Given material
* * * * * * *

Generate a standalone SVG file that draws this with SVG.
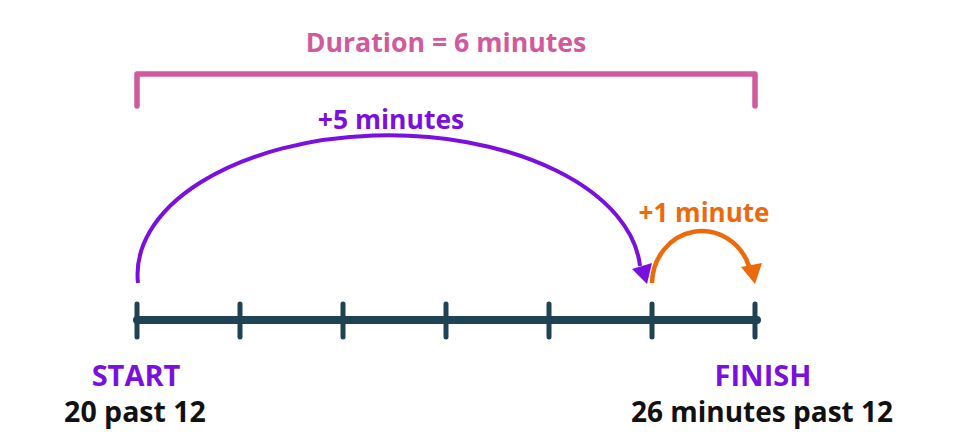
<svg xmlns="http://www.w3.org/2000/svg" width="976" height="444" viewBox="0 0 976 444">
<style>
text{font-family:"Open Sans","Liberation Sans",sans-serif;font-weight:bold;text-anchor:middle}
.pink{fill:#d15a9d}
.purple{fill:#7a10e0}
.orange{fill:#ec6a0b}
.black{fill:#111}
.tick{stroke:#1f4254;stroke-width:5;stroke-linecap:round}
</style>
<rect width="976" height="444" fill="#fff"/>
<g id="duration">
<path d="M137 106 V74 H755 V106" fill="none" stroke="#d15a9d" stroke-width="5.5" stroke-linecap="round" stroke-linejoin="round"/>
<text x="446" y="52" font-size="26.7" class="pink">Duration = 6 minutes</text>
</g>
<g id="numberline">
<line x1="137" y1="320" x2="757" y2="320" stroke="#1f4254" stroke-width="8" stroke-linecap="round"/>
<line class="tick" x1="137" y1="304" x2="137" y2="337"/>
<line class="tick" x1="240" y1="304" x2="240" y2="337"/>
<line class="tick" x1="343" y1="304" x2="343" y2="337"/>
<line class="tick" x1="446" y1="304" x2="446" y2="337"/>
<line class="tick" x1="549" y1="304" x2="549" y2="337"/>
<line class="tick" x1="652" y1="304" x2="652" y2="337"/>
<line class="tick" x1="755" y1="304" x2="755" y2="337"/>
</g>
<g id="connectors">
<path d="M138 283 A251 139 0 0 1 640 266" fill="none" stroke="#7a10e0" stroke-width="4"/>
<polygon points="632,269 652,263 647,284" fill="#7a10e0"/>
<path d="M652 283 A50 53 0 0 1 749 266" fill="none" stroke="#ec6a0b" stroke-width="4.5"/>
<polygon points="741,267 762,263 755,284" fill="#ec6a0b"/>
</g>
<g id="label-plus5">
<text x="391" y="129" font-size="26.5" class="purple">+5 minutes</text>
</g>
<g id="label-plus1">
<text x="704" y="222" font-size="26" class="orange">+1 minute</text>
</g>
<g id="start">
<text x="136" y="386" font-size="29" class="purple">START</text>
<text x="135" y="422" font-size="28.5" class="black">20 past 12</text>
</g>
<g id="finish">
<text x="763" y="386" font-size="29" class="purple">FINISH</text>
<text x="762" y="422" font-size="28" class="black">26 minutes past 12</text>
</g>
</svg>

* * * * * * *

What to do
Quote everything in the listing above exactly; pictures are the only thing to omit.

Exercise output
Generate a standalone SVG file that draws this with SVG.
<svg xmlns="http://www.w3.org/2000/svg" width="976" height="444" viewBox="0 0 976 444">
<style>
text{font-family:"Open Sans","Liberation Sans",sans-serif;font-weight:bold;text-anchor:middle}
.pink{fill:#d15a9d}
.purple{fill:#7a10e0}
.orange{fill:#ec6a0b}
.black{fill:#111}
.tick{stroke:#1f4254;stroke-width:5;stroke-linecap:round}
</style>
<rect width="976" height="444" fill="#fff"/>
<g id="duration">
<path d="M137 106 V74 H755 V106" fill="none" stroke="#d15a9d" stroke-width="5.5" stroke-linecap="round" stroke-linejoin="round"/>
<text x="446" y="52" font-size="26.7" class="pink">Duration = 6 minutes</text>
</g>
<g id="numberline">
<line x1="137" y1="320" x2="757" y2="320" stroke="#1f4254" stroke-width="8" stroke-linecap="round"/>
<line class="tick" x1="137" y1="304" x2="137" y2="337"/>
<line class="tick" x1="240" y1="304" x2="240" y2="337"/>
<line class="tick" x1="343" y1="304" x2="343" y2="337"/>
<line class="tick" x1="446" y1="304" x2="446" y2="337"/>
<line class="tick" x1="549" y1="304" x2="549" y2="337"/>
<line class="tick" x1="652" y1="304" x2="652" y2="337"/>
<line class="tick" x1="755" y1="304" x2="755" y2="337"/>
</g>
<g id="connectors">
<path d="M138 283 A251 139 0 0 1 640 266" fill="none" stroke="#7a10e0" stroke-width="4"/>
<polygon points="632,269 652,263 647,284" fill="#7a10e0"/>
<path d="M652 283 A50 53 0 0 1 749 266" fill="none" stroke="#ec6a0b" stroke-width="4.5"/>
<polygon points="741,267 762,263 755,284" fill="#ec6a0b"/>
</g>
<g id="label-plus5">
<text x="391" y="129" font-size="26.5" class="purple">+5 minutes</text>
</g>
<g id="label-plus1">
<text x="704" y="222" font-size="26" class="orange">+1 minute</text>
</g>
<g id="start">
<text x="136" y="386" font-size="29" class="purple">START</text>
<text x="135" y="422" font-size="28.5" class="black">20 past 12</text>
</g>
<g id="finish">
<text x="763" y="386" font-size="29" class="purple">FINISH</text>
<text x="762" y="422" font-size="28" class="black">26 minutes past 12</text>
</g>
</svg>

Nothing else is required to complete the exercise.